4.0 out of 5 stars
ITS THE DYNASTY, STUPID, May 28, 2011
This review is from: The Good King: René of Anjou and 15th Century Europe (Hardcover)
This book is about Rene of Anjou, medieval France, and Europe in the fifteenth century.
When I learned French medieval history, it was all about the growth of monarchical power - the gradual expansion from the Ile de France across the whole kingdom, which always left out of account the 'apanages' - the great territorial endowments of the royal Dukes, which the French monarchy itself deliberately created. Margaret Kekewich takes one of these, the Duchy of Anjou, and examines the relationship between its greatest prince, Rene, and his dominions on the one hand, and the King of France on the other.

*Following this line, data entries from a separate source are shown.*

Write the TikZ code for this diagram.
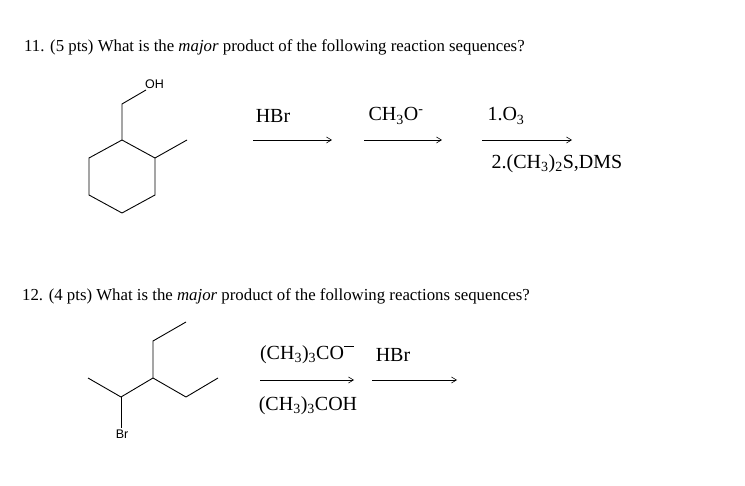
\documentclass[tikz,border=0pt]{standalone}
\usepackage{fontspec}
\setmainfont{Liberation Serif}
\newfontfamily\labsf{Liberation Sans}
\usetikzlibrary{arrows.meta}
\begin{document}
\begin{tikzpicture}[x=1pt,y=-1pt,
  bond/.style={line width=0.9pt},
  rxn/.style={line width=0.6pt,-{Straight Barb[length=5pt,width=6pt]}},
  q/.style={font=\fontsize{16.8}{19}\selectfont,anchor=west,inner sep=0},
  chem/.style={font=\fontsize{20}{22}\selectfont,inner sep=0},
  atom/.style={font=\labsf\fontsize{12.5}{14}\selectfont,inner sep=1pt}]
\useasboundingbox (0,0) rectangle (745,486);
\node[q] (q11) at (24,47) {11. (5 pts) What is the \textit{major} product of the following reaction sequences?};
% molecule 1
\coordinate (a1) at (122,140); \coordinate (a2) at (155,158); \coordinate (a3) at (155,195);
\coordinate (a4) at (122,213); \coordinate (a5) at (89,195); \coordinate (a6) at (89,158);
\draw[bond,line join=round] (a1)--(a2)--(a3)--(a4)--(a5)--(a6)--cycle;
\coordinate (b1) at (122,104); \coordinate (b2) at (146,90); \coordinate (m1) at (187,140);
\node[atom,anchor=west] (oh) at (144,84) {OH};
\draw[bond] (a1)--(b1)--(b2);
\draw[bond] (a2)--(m1);
% arrows 1
\coordinate (r1s) at (253,140); \coordinate (r1e) at (332,140);
\coordinate (r2s) at (364,140); \coordinate (r2e) at (442,140);
\coordinate (r3s) at (482,140); \coordinate (r3e) at (572,140);
\draw[rxn] (r1s)--(r1e); \draw[rxn] (r2s)--(r2e); \draw[rxn] (r3s)--(r3e);
\node[chem] (hbr1) at (273,116) {HBr};
\node[chem] (meo) at (396,116) {CH\textsubscript{3}O\textsuperscript{-}};
\node[chem] (o3) at (506,116) {1.O\textsubscript{3}};
\node[chem] (dms) at (557,164) {2.(CH\textsubscript{3})\textsubscript{2}S,DMS};
\node[q] (q12) at (22,296) {12. (4 pts) What is the \textit{major} product of the following reactions sequences?};
% molecule 2
\coordinate (c1) at (88,378); \coordinate (c2) at (121,397); \coordinate (c3) at (121,428);
\coordinate (c4) at (153,378); \coordinate (c5) at (153,341); \coordinate (c6) at (186,322);
\coordinate (c7) at (186,397); \coordinate (c8) at (218,378);
\draw[bond,line join=round] (c1)--(c2)--(c4)--(c5)--(c6);
\draw[bond,line join=round] (c4)--(c7)--(c8);
\draw[bond] (c2)--(c3);
\node[atom,anchor=north] (br) at (122,429) {Br};
% arrows 2
\coordinate (s1s) at (260,380); \coordinate (s1e) at (354,380);
\coordinate (s2s) at (372,380); \coordinate (s2e) at (457,380);
\draw[rxn] (s1s)--(s1e); \draw[rxn] (s2s)--(s2e);
\node[chem] (tbuo) at (307,355) {(CH\textsubscript{3})\textsubscript{3}CO\rule[13pt]{10pt}{0.9pt}};
\node[chem] (tbuoh) at (308,406) {(CH\textsubscript{3})\textsubscript{3}COH};
\node[chem] (hbr2) at (393,355) {HBr};
\end{tikzpicture}
\end{document}
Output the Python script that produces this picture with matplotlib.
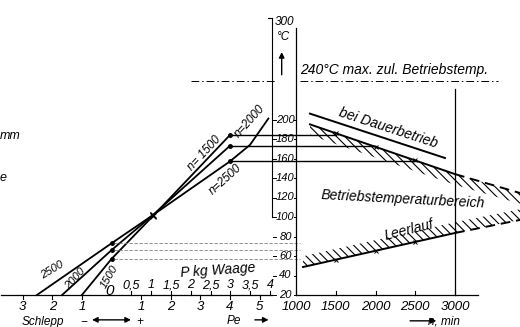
import numpy as np
import matplotlib
matplotlib.use("Agg")
import matplotlib.pyplot as plt

plt.rcParams['font.family'] = ['Liberation Sans', 'DejaVu Sans']
plt.rcParams['font.style'] = 'italic'
plt.rcParams['hatch.linewidth'] = 0.8

# --- Daten (links: Pe -> Temperatur, rechts: Drehzahl -> Temperatur) ---
pe_1500 = [-1.0, 0.0, 1.4, 4.0]
t_1500 = [20, 57, 101, 184]
pe_2000 = [-1.67, 0.0, 1.4, 4.0]
t_2000 = [20, 66, 102, 173]
pe_2500 = [-2.52, 0.0, 1.4, 4.0, 4.68, 5.3]
t_2500 = [20, 73, 102, 157, 174, 201]

rpm_dauer = [1176, 2874]          # bei Dauerbetrieb
t_dauer = [206, 160.5]
rpm_grenze = [1176, 3000]         # obere Grenze Betriebstemperaturbereich
t_grenze = [195, 144]
rpm_grenze_ext = [3000, 3818]
t_grenze_ext = [144, 124.6]
rpm_leer = [1088, 3000]           # Leerlauf
t_leer = [48.7, 83.6]
rpm_leer_ext = [3000, 3818]
t_leer_ext = [83.6, 97]

drehzahlen = [1500, 2000, 2500]
pe_ticks = [-3, -2, -1, 1, 2, 3, 4, 5]
pe_labels = ['3', '2', '1', '1', '2', '3', '4', '5']
p_kg = [0.5, 1, 1.5, 2, 2.5, 3, 3.5, 4]
p_kg_labels = ['0,5', '1', '1,5', '2', '2,5', '3', '3,5', '4']
rpm_ticks = [1000, 1500, 2000, 2500, 3000]
t_ticks = [20, 40, 60, 80, 100, 120, 140, 160, 180, 200]
KG_ZU_PE = 1.34

W, H = 520, 327
fig = plt.figure(figsize=(W / 100, H / 100), dpi=100)
ax_l = fig.add_axes([0, 0, 1, 1])
ax_r = fig.add_axes([0, 0, 1, 1])
for ax in (ax_l, ax_r):
    ax.set_axis_off()
    ax.patch.set_alpha(0)
# Skalen an die Zeichnung angepasst
tlim = (20 - 32 / 0.975, 20 + 295 / 0.975)
ax_l.set_xlim(-111.5 / 29.6, (W - 111.5) / 29.6)
ax_r.set_xlim(1000 - 296 * 2000 / 159, 1000 + (W - 296) * 2000 / 159)
ax_l.set_ylim(tlim)
ax_r.set_ylim(tlim)

def px(x, y, s, **kw):
    fig.text(x / W, 1 - y / H, s, **kw)

def pe2rpm(pe):
    d = ax_l.transData.transform((pe, 0))
    return ax_r.transData.inverted().transform(d)[0]

k = 'black'
# --- linkes Diagramm ---
ax_l.plot([-3.72, 5.42], [20, 20], color=k, lw=0.9)
for p in pe_ticks:
    ax_l.plot([p, p], [20, 16], color=k, lw=0.8)
for p in p_kg:
    ax_l.plot([p * KG_ZU_PE] * 2, [20, 24], color=k, lw=0.8)
for pe_n, t_n in ((pe_1500, t_1500), (pe_2000, t_2000), (pe_2500, t_2500)):
    ax_l.plot(pe_n, t_n, color=k, lw=1.3)
    ax_l.plot([pe_n[1], pe_n[3]], [t_n[1], t_n[3]], 'o', color=k, ms=2.5)
    ax_l.plot(pe_n[2:3], t_n[2:3], 'x', color=k, ms=4, mew=0.8)

# Projektionslinien
for t_n, n in ((t_1500, 1500), (t_2000, 2000), (t_2500, 2500)):
    ax_r.plot([pe2rpm(4.0), n], [t_n[3], t_n[3]], color=k, lw=1.0)
    ax_r.plot([pe2rpm(0.1), 1050], [t_n[1], t_n[1]], color='0.5', lw=0.6, ls=(0, (4, 2)))

for p, s in zip(pe_ticks, pe_labels):
    ax_l.text(p, 7.5, s, ha='center', va='center', fontsize=9.5)
for p, s in zip(p_kg, p_kg_labels):
    ax_l.text(p * KG_ZU_PE, 30, s, ha='center', va='center', fontsize=9)
ax_l.text(-0.05, 24, '0', ha='center', va='center', fontsize=11)
px(218, 270, 'P kg Waage', ha='center', va='center', fontsize=10, rotation=4)
px(52, 270, '2500', ha='center', va='center', fontsize=8, rotation=31)
px(75, 279, '2000', ha='center', va='center', fontsize=8, rotation=48)
px(109, 277, '1500', ha='center', va='center', fontsize=8, rotation=60)
px(204, 153, 'n= 1500', ha='center', va='center', fontsize=8.5, rotation=47)
px(250, 121, 'n=2000', ha='center', va='center', fontsize=8.5, rotation=48)
px(225, 180, 'n=2500', ha='center', va='center', fontsize=8.5, rotation=42)
px(22, 321.5, 'Schlepp', ha='left', va='center', fontsize=8.5)
px(84, 321.5, '\u2212', ha='center', va='center', fontsize=8.5)
ax_l.annotate('', xy=(-0.75, -5.5), xytext=(0.75, -5.5),
              arrowprops=dict(arrowstyle='<|-|>', color=k, lw=1.0, mutation_scale=8))
px(140, 321.5, '+', ha='center', va='center', fontsize=8.5)
px(234, 321.5, 'Pe', ha='center', va='center', fontsize=8.5)
ax_l.annotate('', xy=(5.4, -5.5), xytext=(4.75, -5.5),
              arrowprops=dict(arrowstyle='-|>', color=k, lw=1.0, mutation_scale=8))
px(0, 136, 'mm', ha='left', va='center', fontsize=9)
px(0, 178, 'e', ha='left', va='center', fontsize=9)

# --- rechtes Diagramm ---
ax_r.plot([1000, 3290], [20, 20], color=k, lw=0.9)
for r in rpm_ticks:
    ax_r.plot([r, r], [20, 24], color=k, lw=0.8)
    ax_r.text(r, 7.5, str(r), ha='center', va='center', fontsize=9.5)
ax_r.plot([1000, 1000], [20, 294], color=k, lw=0.9)
x_lin = pe2rpm(5.42)
ax_r.plot([x_lin, x_lin], [100, 304], color=k, lw=0.8)
ax_r.plot([x_lin - 55, x_lin], [304, 304], color=k, lw=0.8)
for t in t_ticks:
    ax_r.text(868, t, str(t), ha='center', va='center', fontsize=8)
    ax_r.plot([705, 750], [t, t], color=k, lw=0.7)
    ax_r.plot([970, 1000], [t, t], color=k, lw=0.7)
px(284, 22, '300', ha='center', va='center', fontsize=8.5)
px(284, 37, '°C', ha='center', va='center', fontsize=8.5)
ax_r.annotate('', xy=(820, 272), xytext=(820, 243),
              arrowprops=dict(arrowstyle='-|>', color=k, lw=1.0, mutation_scale=8))

# 240 °C Grenze
ax_l.plot([2.7, 5.6], [240, 240], color=k, lw=0.7, ls=(0, (8, 3, 1.5, 3)))
ax_r.plot([1050, 3540], [240, 240], color=k, lw=0.7, ls=(0, (8, 3, 1.5, 3)))
px(300, 70, '240°C max. zul. Betriebstemp.', ha='left', va='center', fontsize=10)
ax_r.plot([3000, 3000], [20, 231], color=k, lw=0.9)

# Kurven mit Schraffur
ax_r.plot(rpm_dauer, t_dauer, color=k, lw=1.4)
ax_r.plot(rpm_grenze, t_grenze, color=k, lw=1.4)
ax_r.plot(rpm_grenze_ext, t_grenze_ext, color=k, lw=1.4, ls=(0, (5, 3)))
ax_r.fill_between(rpm_grenze + rpm_grenze_ext[1:], t_grenze + t_grenze_ext[1:],
                  np.array(t_grenze + t_grenze_ext[1:]) - 11,
                  facecolor='none', edgecolor=k, hatch='\\\\\\\\', linewidth=0)
ax_r.plot(rpm_leer, t_leer, color=k, lw=1.4)
ax_r.plot(rpm_leer_ext, t_leer_ext, color=k, lw=1.4, ls=(0, (5, 3)))
ax_r.fill_between(rpm_leer + rpm_leer_ext[1:], t_leer + t_leer_ext[1:],
                  np.array(t_leer + t_leer_ext[1:]) + 11,
                  facecolor='none', edgecolor=k, hatch='\\\\\\\\', linewidth=0)
ax_r.plot(drehzahlen, np.interp(drehzahlen, rpm_leer, t_leer), 'x', color=k, ms=3, mew=0.7)
ax_r.plot(drehzahlen, np.interp(drehzahlen, rpm_grenze, t_grenze), 'x', color=k, ms=3, mew=0.7)

px(388, 128, 'bei Dauerbetrieb', ha='center', va='center', fontsize=10, rotation=-18)
px(403, 199, 'Betriebstemperaturbereich', ha='center', va='center', fontsize=10, rotation=-3)
px(409, 230, 'Leerlauf', ha='center', va='center', fontsize=10, rotation=14)
ax_r.annotate('', xy=(2800, -6.5), xytext=(2400, -6.5),
              arrowprops=dict(arrowstyle='-|>', color=k, lw=1.0, mutation_scale=8))
px(428, 321.5, 'n, min', ha='left', va='center', fontsize=8.5)

fig.savefig('out.png', dpi=100)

We learn much about the true nature of late medieval politics.
There are many pundits who will tell you that all that matters in history is money, and the pursuit of it. This has always been a silly view. Kekewich shows that it is the dynasty which is central, not the currency. The dynasty is about more than wealth, it is about the pursuit of ancestral rights, honour and shame, pride and self-respect, even identity. In Rene's case, this meant pursuing ancestral rights in several different parts of Europe - Anjou obviously, but also Bar and Lorraine, and even Italy. We learn much about the Hundred Years War, since the English occupied Maine, part of Rene's apanage for twenty years between the 1420s and the 1440; but also about 'the other Hundred Years War' which the Angevins waged between 1380 and 1480 in Italy. I found all this a real eye-opener.
Kekewich has been a historian all her life and she is clearly familiar with the sources She tells her story well, and one has complete confidence that she has got her facts right. She paints a sympathetic portrait of Rene, who was a miserable failure in his foreign adventures, but seems to have been a nice man, and was undoubtedly a considerable patron of the arts.
Buy this book if you want some real history, as opposed to the ersatz experience on the TV.